== Data for this task ==
--------------------------------------------------

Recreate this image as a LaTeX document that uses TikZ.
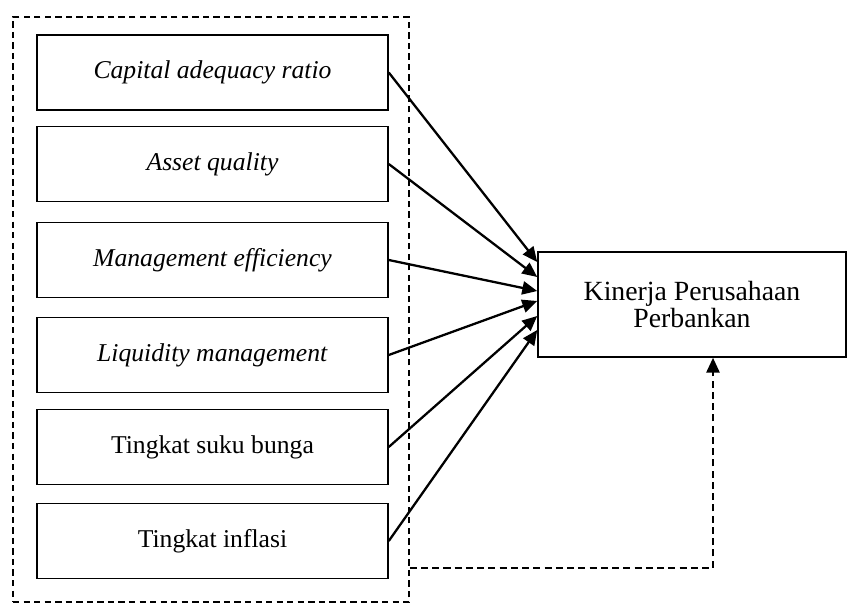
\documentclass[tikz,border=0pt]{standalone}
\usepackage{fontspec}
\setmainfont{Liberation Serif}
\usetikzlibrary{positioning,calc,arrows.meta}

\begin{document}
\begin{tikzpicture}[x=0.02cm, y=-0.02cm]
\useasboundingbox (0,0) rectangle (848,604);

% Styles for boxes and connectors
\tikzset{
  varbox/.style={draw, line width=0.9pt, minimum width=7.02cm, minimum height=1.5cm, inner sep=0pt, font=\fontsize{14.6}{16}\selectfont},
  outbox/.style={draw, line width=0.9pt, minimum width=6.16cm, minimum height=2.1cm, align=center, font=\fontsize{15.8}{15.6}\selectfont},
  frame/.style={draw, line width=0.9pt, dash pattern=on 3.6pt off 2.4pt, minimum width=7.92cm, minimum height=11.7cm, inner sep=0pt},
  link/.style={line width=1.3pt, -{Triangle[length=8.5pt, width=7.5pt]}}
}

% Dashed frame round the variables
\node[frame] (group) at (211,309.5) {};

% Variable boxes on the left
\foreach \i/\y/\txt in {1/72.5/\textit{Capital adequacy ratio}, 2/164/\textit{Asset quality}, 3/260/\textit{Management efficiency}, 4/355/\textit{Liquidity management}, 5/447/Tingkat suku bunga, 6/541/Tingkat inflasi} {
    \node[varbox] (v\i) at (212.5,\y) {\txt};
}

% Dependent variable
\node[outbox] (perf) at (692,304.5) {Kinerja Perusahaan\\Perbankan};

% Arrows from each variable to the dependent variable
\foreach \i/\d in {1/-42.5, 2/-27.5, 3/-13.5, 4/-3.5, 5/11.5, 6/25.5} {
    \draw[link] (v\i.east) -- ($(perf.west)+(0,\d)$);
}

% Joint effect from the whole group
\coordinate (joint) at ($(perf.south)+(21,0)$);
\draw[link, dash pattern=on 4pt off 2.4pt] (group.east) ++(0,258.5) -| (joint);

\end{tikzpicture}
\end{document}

--------------------------------------------------

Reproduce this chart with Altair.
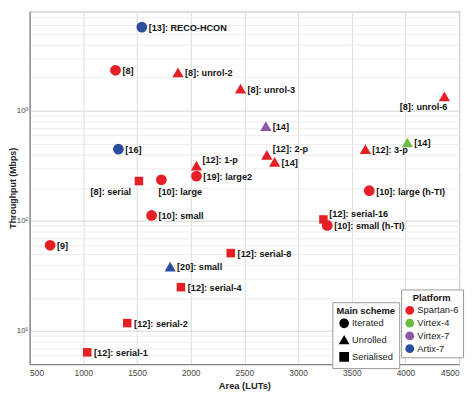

--------------------------------------------------

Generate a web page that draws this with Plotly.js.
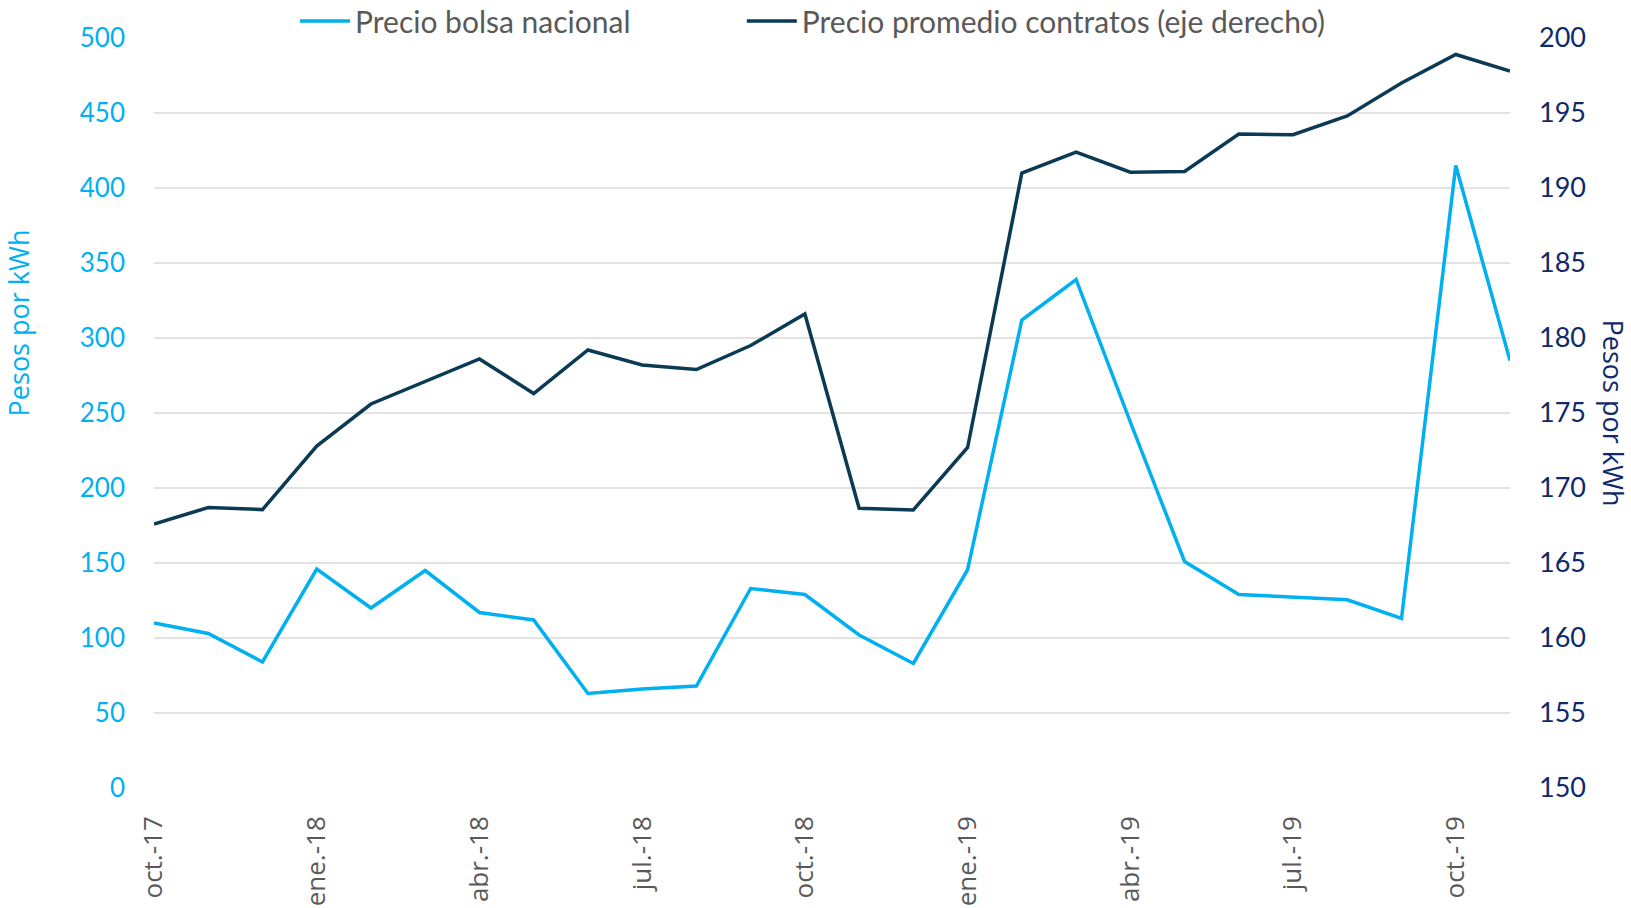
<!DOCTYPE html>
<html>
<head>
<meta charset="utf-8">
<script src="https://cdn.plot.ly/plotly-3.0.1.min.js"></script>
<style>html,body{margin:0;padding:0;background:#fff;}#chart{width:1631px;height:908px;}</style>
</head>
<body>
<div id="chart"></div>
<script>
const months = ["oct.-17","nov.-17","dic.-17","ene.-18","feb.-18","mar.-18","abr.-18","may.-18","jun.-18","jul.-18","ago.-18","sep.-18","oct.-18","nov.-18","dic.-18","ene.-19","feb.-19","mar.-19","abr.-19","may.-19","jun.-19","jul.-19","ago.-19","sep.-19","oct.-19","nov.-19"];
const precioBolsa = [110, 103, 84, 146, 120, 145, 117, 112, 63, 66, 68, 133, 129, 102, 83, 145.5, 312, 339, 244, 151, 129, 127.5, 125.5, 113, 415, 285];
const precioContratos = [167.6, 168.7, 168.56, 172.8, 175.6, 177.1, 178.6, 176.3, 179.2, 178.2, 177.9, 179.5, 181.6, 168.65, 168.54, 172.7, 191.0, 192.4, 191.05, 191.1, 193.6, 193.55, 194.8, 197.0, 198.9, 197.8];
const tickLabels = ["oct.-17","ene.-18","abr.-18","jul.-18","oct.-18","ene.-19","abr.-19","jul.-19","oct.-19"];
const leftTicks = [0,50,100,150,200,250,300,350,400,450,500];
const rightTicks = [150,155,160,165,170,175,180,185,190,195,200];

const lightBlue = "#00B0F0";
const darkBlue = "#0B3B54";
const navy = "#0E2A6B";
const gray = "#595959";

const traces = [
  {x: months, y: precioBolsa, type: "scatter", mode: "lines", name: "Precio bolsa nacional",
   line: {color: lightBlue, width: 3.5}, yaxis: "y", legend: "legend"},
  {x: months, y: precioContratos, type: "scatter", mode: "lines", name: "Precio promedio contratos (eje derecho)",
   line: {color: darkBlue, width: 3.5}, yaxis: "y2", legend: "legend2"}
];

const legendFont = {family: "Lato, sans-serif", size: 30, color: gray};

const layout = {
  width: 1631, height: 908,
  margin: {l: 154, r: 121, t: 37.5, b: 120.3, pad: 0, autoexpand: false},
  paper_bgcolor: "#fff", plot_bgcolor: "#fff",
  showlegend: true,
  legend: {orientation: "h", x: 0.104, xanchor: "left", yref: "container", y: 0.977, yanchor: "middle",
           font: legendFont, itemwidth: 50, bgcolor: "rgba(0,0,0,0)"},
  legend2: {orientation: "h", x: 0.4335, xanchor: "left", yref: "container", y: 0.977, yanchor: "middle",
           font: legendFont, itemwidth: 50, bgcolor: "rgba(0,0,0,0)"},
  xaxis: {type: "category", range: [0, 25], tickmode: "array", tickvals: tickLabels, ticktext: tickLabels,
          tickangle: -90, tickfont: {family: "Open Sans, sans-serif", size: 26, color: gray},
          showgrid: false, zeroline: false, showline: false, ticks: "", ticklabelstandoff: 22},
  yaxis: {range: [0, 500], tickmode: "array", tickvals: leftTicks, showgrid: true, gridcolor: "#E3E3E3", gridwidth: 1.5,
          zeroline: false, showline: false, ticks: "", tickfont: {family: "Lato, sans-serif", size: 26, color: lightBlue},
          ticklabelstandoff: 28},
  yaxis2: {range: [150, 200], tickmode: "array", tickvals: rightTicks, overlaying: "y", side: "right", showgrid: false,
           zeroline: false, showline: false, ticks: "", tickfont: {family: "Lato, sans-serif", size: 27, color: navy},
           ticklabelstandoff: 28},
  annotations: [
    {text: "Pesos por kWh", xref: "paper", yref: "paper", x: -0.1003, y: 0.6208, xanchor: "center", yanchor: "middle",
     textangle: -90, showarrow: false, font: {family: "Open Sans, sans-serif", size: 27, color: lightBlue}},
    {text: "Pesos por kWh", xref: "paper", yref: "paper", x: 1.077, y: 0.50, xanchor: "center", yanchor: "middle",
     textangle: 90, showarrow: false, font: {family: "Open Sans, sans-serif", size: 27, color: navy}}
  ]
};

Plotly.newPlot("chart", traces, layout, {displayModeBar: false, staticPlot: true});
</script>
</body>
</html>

--------------------------------------------------

== The request ==
In the entries above, find the lines containing the word "chart" and say how many there are, with no other words.

== Solution to the problem ==
4